═════ DATA SHOWN ═════
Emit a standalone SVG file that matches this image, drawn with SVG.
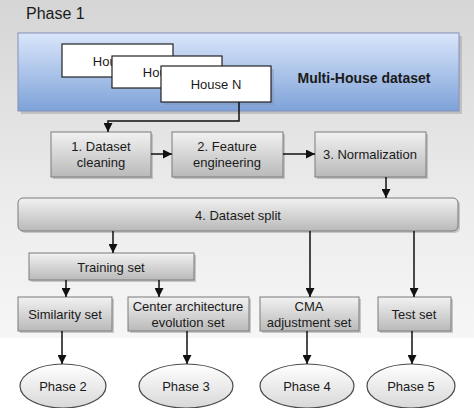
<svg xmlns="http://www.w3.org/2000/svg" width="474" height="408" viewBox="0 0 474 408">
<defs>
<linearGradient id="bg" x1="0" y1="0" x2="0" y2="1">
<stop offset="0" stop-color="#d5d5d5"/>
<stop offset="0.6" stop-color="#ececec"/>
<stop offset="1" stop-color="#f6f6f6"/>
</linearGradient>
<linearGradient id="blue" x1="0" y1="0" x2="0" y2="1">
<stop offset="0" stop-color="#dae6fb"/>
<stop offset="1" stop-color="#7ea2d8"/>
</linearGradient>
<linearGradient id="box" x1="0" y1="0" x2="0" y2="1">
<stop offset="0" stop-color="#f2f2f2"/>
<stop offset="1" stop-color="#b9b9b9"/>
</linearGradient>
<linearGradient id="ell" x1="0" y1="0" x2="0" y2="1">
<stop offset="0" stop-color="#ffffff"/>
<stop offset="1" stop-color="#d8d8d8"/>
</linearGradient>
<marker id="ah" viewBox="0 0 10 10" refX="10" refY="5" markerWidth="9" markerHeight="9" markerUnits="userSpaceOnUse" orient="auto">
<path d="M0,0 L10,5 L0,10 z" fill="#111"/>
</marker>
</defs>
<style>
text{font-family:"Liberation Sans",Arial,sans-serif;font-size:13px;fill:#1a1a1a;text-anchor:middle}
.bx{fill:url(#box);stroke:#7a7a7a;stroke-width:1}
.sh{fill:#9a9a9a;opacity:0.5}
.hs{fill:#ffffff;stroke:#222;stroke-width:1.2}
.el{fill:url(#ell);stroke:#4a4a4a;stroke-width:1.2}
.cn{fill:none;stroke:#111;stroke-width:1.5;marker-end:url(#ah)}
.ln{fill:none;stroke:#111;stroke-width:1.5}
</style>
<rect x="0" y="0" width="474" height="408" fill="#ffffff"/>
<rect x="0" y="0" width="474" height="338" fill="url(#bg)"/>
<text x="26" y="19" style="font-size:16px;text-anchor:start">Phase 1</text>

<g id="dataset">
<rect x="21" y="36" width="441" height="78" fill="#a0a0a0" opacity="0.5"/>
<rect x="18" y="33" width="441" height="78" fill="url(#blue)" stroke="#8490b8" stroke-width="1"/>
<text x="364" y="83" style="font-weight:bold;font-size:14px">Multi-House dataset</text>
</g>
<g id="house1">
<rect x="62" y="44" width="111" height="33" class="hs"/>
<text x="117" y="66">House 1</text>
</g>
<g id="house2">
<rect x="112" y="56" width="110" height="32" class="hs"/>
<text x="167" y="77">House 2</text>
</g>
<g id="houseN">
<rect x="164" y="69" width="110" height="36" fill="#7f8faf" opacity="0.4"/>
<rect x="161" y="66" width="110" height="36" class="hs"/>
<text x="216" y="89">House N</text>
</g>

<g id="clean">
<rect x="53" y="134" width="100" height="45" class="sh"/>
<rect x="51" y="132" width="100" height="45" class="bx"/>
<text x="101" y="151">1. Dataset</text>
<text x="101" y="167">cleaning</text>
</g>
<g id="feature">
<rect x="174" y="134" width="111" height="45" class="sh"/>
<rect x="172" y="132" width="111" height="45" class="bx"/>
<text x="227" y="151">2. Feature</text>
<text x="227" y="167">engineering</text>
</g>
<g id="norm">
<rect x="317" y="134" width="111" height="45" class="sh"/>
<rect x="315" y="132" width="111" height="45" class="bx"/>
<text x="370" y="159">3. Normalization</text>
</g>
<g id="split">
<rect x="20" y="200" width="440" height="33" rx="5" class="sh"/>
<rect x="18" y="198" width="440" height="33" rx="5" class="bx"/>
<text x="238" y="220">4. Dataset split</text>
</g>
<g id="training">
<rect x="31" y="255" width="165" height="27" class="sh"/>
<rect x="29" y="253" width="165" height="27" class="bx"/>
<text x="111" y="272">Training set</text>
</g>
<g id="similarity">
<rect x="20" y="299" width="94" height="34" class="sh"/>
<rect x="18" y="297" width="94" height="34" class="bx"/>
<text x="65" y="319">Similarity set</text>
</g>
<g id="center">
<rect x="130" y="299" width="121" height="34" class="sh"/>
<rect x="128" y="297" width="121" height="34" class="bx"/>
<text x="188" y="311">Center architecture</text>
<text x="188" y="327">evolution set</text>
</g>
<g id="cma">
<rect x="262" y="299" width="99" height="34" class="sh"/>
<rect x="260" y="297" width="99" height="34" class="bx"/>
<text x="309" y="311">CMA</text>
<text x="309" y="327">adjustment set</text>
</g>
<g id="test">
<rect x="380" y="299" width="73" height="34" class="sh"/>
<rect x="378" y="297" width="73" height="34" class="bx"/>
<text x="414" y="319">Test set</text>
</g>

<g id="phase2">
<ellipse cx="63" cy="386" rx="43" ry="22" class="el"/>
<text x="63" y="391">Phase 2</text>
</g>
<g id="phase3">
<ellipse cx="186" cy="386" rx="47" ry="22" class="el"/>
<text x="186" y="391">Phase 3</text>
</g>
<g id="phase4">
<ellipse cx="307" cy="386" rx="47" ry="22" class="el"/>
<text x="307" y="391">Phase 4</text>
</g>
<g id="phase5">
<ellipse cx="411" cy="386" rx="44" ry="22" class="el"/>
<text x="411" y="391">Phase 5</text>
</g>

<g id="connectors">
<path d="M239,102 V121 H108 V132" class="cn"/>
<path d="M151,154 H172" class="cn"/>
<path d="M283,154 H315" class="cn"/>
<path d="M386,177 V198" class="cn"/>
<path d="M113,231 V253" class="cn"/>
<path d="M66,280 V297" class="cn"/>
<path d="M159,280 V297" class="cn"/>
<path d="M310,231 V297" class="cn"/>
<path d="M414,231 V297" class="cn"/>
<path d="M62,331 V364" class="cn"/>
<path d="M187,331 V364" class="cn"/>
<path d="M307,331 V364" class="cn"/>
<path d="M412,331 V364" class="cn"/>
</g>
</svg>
═════
→ WORK TO COMPLETE: Repeat the material verbatim. Do not carry over any picture.

→ EXERCISE SOLUTION:
Emit a standalone SVG file that matches this image, drawn with SVG.
<svg xmlns="http://www.w3.org/2000/svg" width="474" height="408" viewBox="0 0 474 408">
<defs>
<linearGradient id="bg" x1="0" y1="0" x2="0" y2="1">
<stop offset="0" stop-color="#d5d5d5"/>
<stop offset="0.6" stop-color="#ececec"/>
<stop offset="1" stop-color="#f6f6f6"/>
</linearGradient>
<linearGradient id="blue" x1="0" y1="0" x2="0" y2="1">
<stop offset="0" stop-color="#dae6fb"/>
<stop offset="1" stop-color="#7ea2d8"/>
</linearGradient>
<linearGradient id="box" x1="0" y1="0" x2="0" y2="1">
<stop offset="0" stop-color="#f2f2f2"/>
<stop offset="1" stop-color="#b9b9b9"/>
</linearGradient>
<linearGradient id="ell" x1="0" y1="0" x2="0" y2="1">
<stop offset="0" stop-color="#ffffff"/>
<stop offset="1" stop-color="#d8d8d8"/>
</linearGradient>
<marker id="ah" viewBox="0 0 10 10" refX="10" refY="5" markerWidth="9" markerHeight="9" markerUnits="userSpaceOnUse" orient="auto">
<path d="M0,0 L10,5 L0,10 z" fill="#111"/>
</marker>
</defs>
<style>
text{font-family:"Liberation Sans",Arial,sans-serif;font-size:13px;fill:#1a1a1a;text-anchor:middle}
.bx{fill:url(#box);stroke:#7a7a7a;stroke-width:1}
.sh{fill:#9a9a9a;opacity:0.5}
.hs{fill:#ffffff;stroke:#222;stroke-width:1.2}
.el{fill:url(#ell);stroke:#4a4a4a;stroke-width:1.2}
.cn{fill:none;stroke:#111;stroke-width:1.5;marker-end:url(#ah)}
.ln{fill:none;stroke:#111;stroke-width:1.5}
</style>
<rect x="0" y="0" width="474" height="408" fill="#ffffff"/>
<rect x="0" y="0" width="474" height="338" fill="url(#bg)"/>
<text x="26" y="19" style="font-size:16px;text-anchor:start">Phase 1</text>

<g id="dataset">
<rect x="21" y="36" width="441" height="78" fill="#a0a0a0" opacity="0.5"/>
<rect x="18" y="33" width="441" height="78" fill="url(#blue)" stroke="#8490b8" stroke-width="1"/>
<text x="364" y="83" style="font-weight:bold;font-size:14px">Multi-House dataset</text>
</g>
<g id="house1">
<rect x="62" y="44" width="111" height="33" class="hs"/>
<text x="117" y="66">House 1</text>
</g>
<g id="house2">
<rect x="112" y="56" width="110" height="32" class="hs"/>
<text x="167" y="77">House 2</text>
</g>
<g id="houseN">
<rect x="164" y="69" width="110" height="36" fill="#7f8faf" opacity="0.4"/>
<rect x="161" y="66" width="110" height="36" class="hs"/>
<text x="216" y="89">House N</text>
</g>

<g id="clean">
<rect x="53" y="134" width="100" height="45" class="sh"/>
<rect x="51" y="132" width="100" height="45" class="bx"/>
<text x="101" y="151">1. Dataset</text>
<text x="101" y="167">cleaning</text>
</g>
<g id="feature">
<rect x="174" y="134" width="111" height="45" class="sh"/>
<rect x="172" y="132" width="111" height="45" class="bx"/>
<text x="227" y="151">2. Feature</text>
<text x="227" y="167">engineering</text>
</g>
<g id="norm">
<rect x="317" y="134" width="111" height="45" class="sh"/>
<rect x="315" y="132" width="111" height="45" class="bx"/>
<text x="370" y="159">3. Normalization</text>
</g>
<g id="split">
<rect x="20" y="200" width="440" height="33" rx="5" class="sh"/>
<rect x="18" y="198" width="440" height="33" rx="5" class="bx"/>
<text x="238" y="220">4. Dataset split</text>
</g>
<g id="training">
<rect x="31" y="255" width="165" height="27" class="sh"/>
<rect x="29" y="253" width="165" height="27" class="bx"/>
<text x="111" y="272">Training set</text>
</g>
<g id="similarity">
<rect x="20" y="299" width="94" height="34" class="sh"/>
<rect x="18" y="297" width="94" height="34" class="bx"/>
<text x="65" y="319">Similarity set</text>
</g>
<g id="center">
<rect x="130" y="299" width="121" height="34" class="sh"/>
<rect x="128" y="297" width="121" height="34" class="bx"/>
<text x="188" y="311">Center architecture</text>
<text x="188" y="327">evolution set</text>
</g>
<g id="cma">
<rect x="262" y="299" width="99" height="34" class="sh"/>
<rect x="260" y="297" width="99" height="34" class="bx"/>
<text x="309" y="311">CMA</text>
<text x="309" y="327">adjustment set</text>
</g>
<g id="test">
<rect x="380" y="299" width="73" height="34" class="sh"/>
<rect x="378" y="297" width="73" height="34" class="bx"/>
<text x="414" y="319">Test set</text>
</g>

<g id="phase2">
<ellipse cx="63" cy="386" rx="43" ry="22" class="el"/>
<text x="63" y="391">Phase 2</text>
</g>
<g id="phase3">
<ellipse cx="186" cy="386" rx="47" ry="22" class="el"/>
<text x="186" y="391">Phase 3</text>
</g>
<g id="phase4">
<ellipse cx="307" cy="386" rx="47" ry="22" class="el"/>
<text x="307" y="391">Phase 4</text>
</g>
<g id="phase5">
<ellipse cx="411" cy="386" rx="44" ry="22" class="el"/>
<text x="411" y="391">Phase 5</text>
</g>

<g id="connectors">
<path d="M239,102 V121 H108 V132" class="cn"/>
<path d="M151,154 H172" class="cn"/>
<path d="M283,154 H315" class="cn"/>
<path d="M386,177 V198" class="cn"/>
<path d="M113,231 V253" class="cn"/>
<path d="M66,280 V297" class="cn"/>
<path d="M159,280 V297" class="cn"/>
<path d="M310,231 V297" class="cn"/>
<path d="M414,231 V297" class="cn"/>
<path d="M62,331 V364" class="cn"/>
<path d="M187,331 V364" class="cn"/>
<path d="M307,331 V364" class="cn"/>
<path d="M412,331 V364" class="cn"/>
</g>
</svg>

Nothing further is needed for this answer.